I was afraid people would look at me differently when I told my story. But it feels good to have my voice back. 

I will not let this define me. I want to bring awareness to how sexual assault happens on UNC’s campus, as well as other colleges and elsewhere. This is not a woman’s or man’s issue; it is a societal issue. There will not be change unless we make it known that these things affect people.

Roe v. Wade was overturned this June. I was working when it happened. I remember looking at the TV as the news played and I stood at the host stand. I read the headline over and over again, “U.S. Supreme Court Overturns Roe v. Wade” wishing it was not real. I thought about all the times I was assaulted and how fortunate I was to never get pregnant. 

Not everyone has that kind of luck. 

There are women who now must carry a child that they do not want. It should not matter why a woman does not want a child — it is their decision. There doesn’t have to be a reason. Some people just are not ready or do not want kids. 

With the overturn of Roe v. Wade I have been trying to speak out about abortion and reproductive rights. It should not be a political debate on whether someone deserves the right to an abortion or not. People who are anti-abortion always say, “Adoption is a choice,” which is somewhat true. But do you know how many children are in foster care? Do you know how many children are treated poorly when it comes to the system? There are still children who have no choice but to live with the consequences of being in foster care. 

I strongly believe that if I was to get pregnant by any of my assaulters, I would have had an abortion and that would be my choice. Not someone else's. I was still a child when it occurred the first time. 
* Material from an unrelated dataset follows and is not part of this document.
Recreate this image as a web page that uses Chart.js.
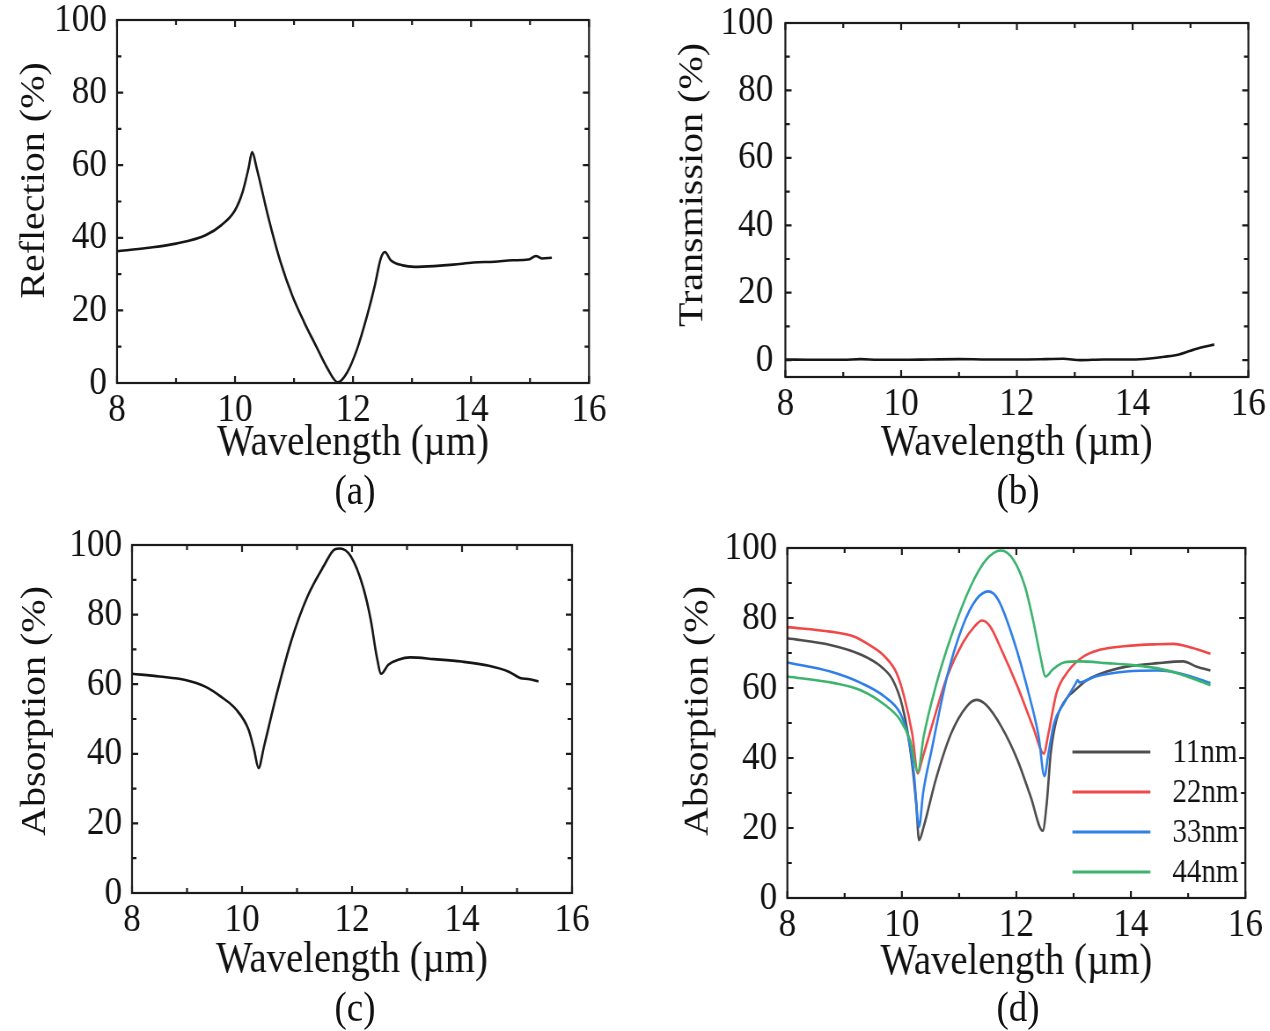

People are going to have sex — it is inevitable. Sex is supposed to be fun. You should be able to explore yourself and the things you like without the thought of getting pregnant or impregnating someone else. There should be better access to oral contraceptives, condoms and sex education. Consent needs to be taught, as well as how to communicate during sex. 

I want everyone to be heard and understood. Sexual assault is not something easy to talk about or even come to terms with. It takes time, patience, and support. I am grateful to have had my best friends who comforted me and still comfort me when I need them. 

As I said, healing is not linear. Your feelings are valid, and so are mine. 

You are heard, I stand with you all. 

Editor's note: The columnist is a staffer at The Daily Tar Heel.